Teak Outdoor Kitchen Island
- Phase 1: Controlled Assembly
- Assemble on a perfectly level surface. Use shims if necessary. An unlevel foundation puts immediate stress on the joints.
- Do not use power tools to drive the final turn of any screw. Hand-tighten to feel the torque. Over-torquing can crack the teak, creating a pathway for moisture ingress.
- For islands with stone or concrete countertops, I mandate the use of flexible silicone adhesive, not rigid epoxy, between the top and the teak frame.
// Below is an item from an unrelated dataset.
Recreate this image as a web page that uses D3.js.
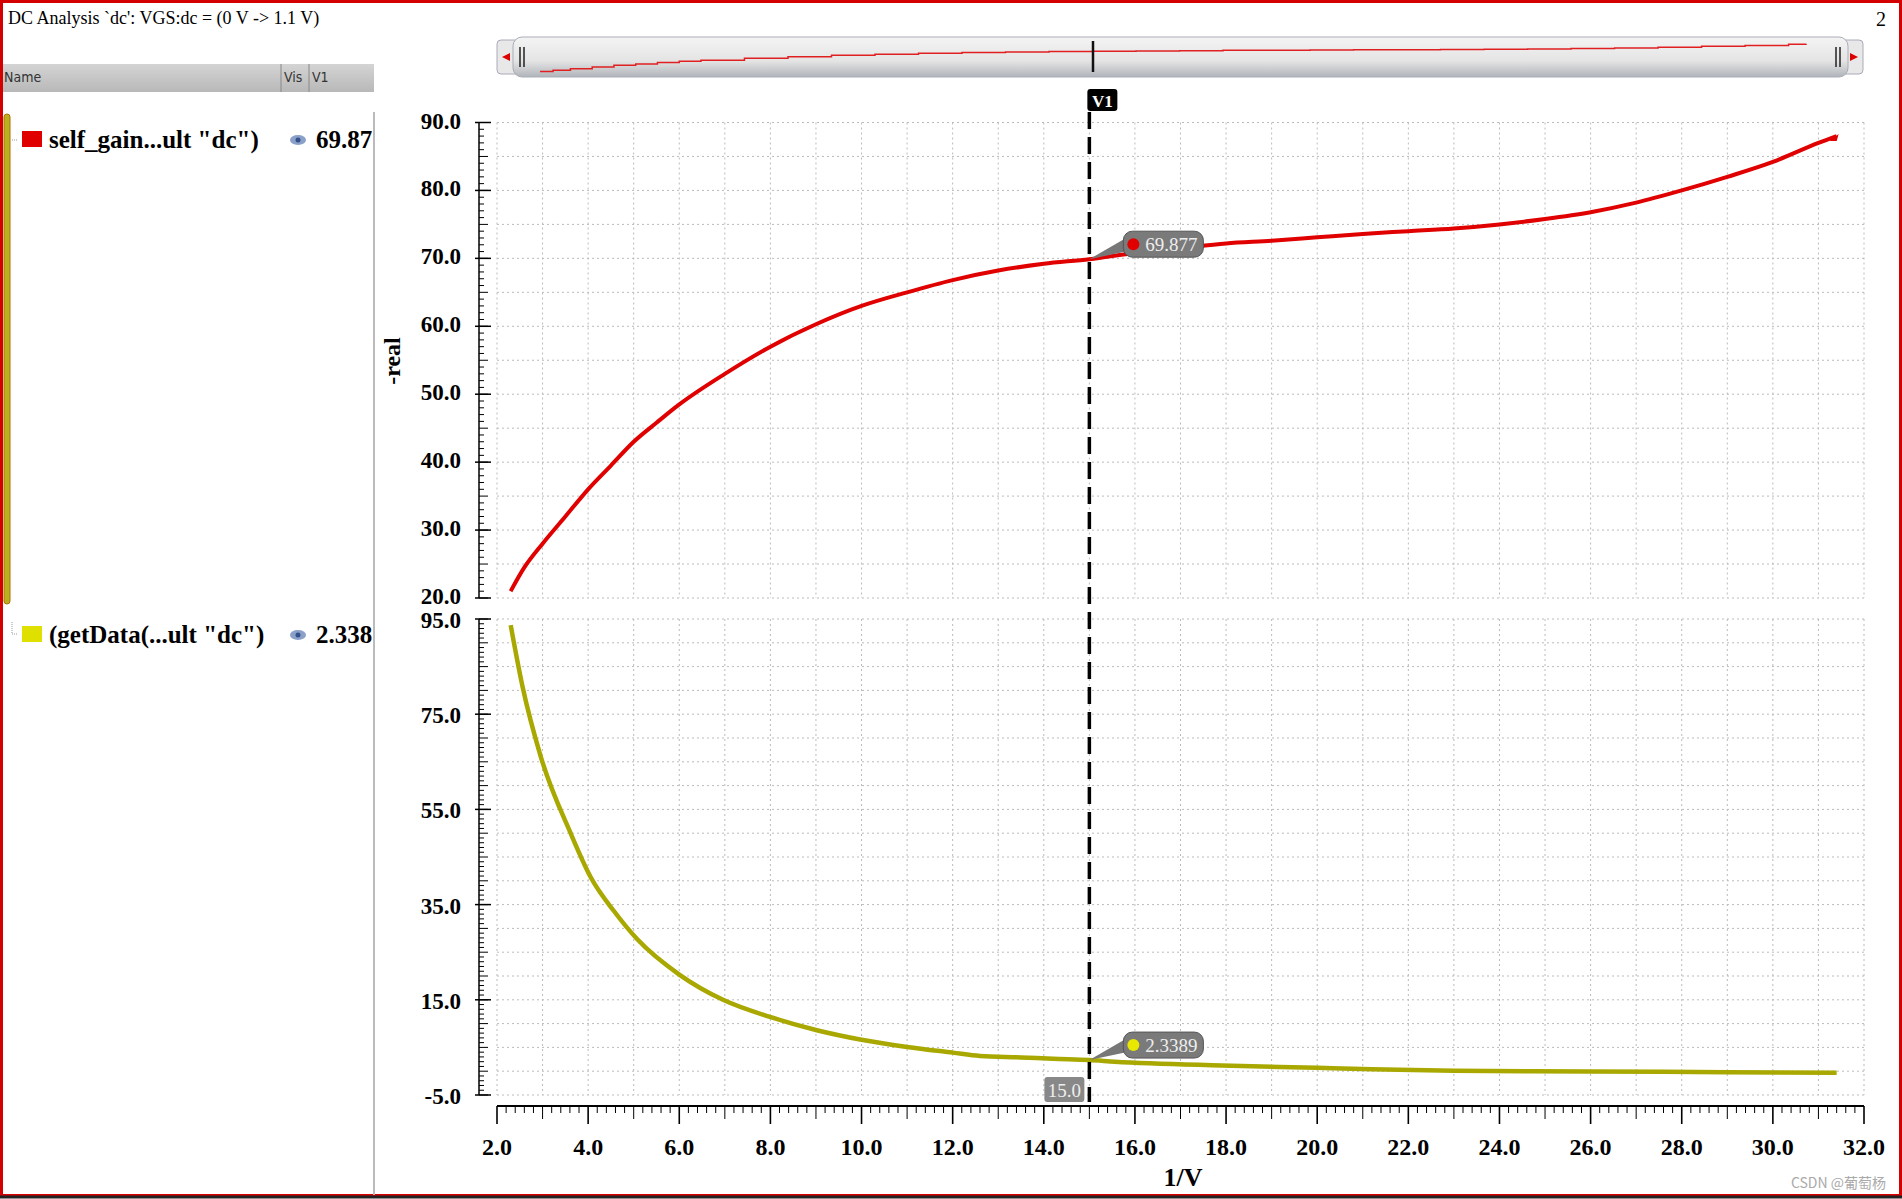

This creates a seal but allows for the crucial micro-movements of thermal expansion.
- Phase 2: The Breathable Barrier Sealing
- Leave the fully assembled island outside, uncovered, for 72 hours. This allows the wood to acclimate to the ambient humidity.
- Perform a final light sanding with 220-grit paper to open the wood grain. This step is critical for proper sealant absorption.
- Apply a modern, nanoparticle-based teak protector, not a traditional oil or varnish. I stopped recommending teak oil years ago after seeing it promote mildew growth in humid climates.
- The application must be a thin, wipe-on, wipe-off method. A thick layer doesn't offer more protection; it just creates a sticky surface that attracts dirt.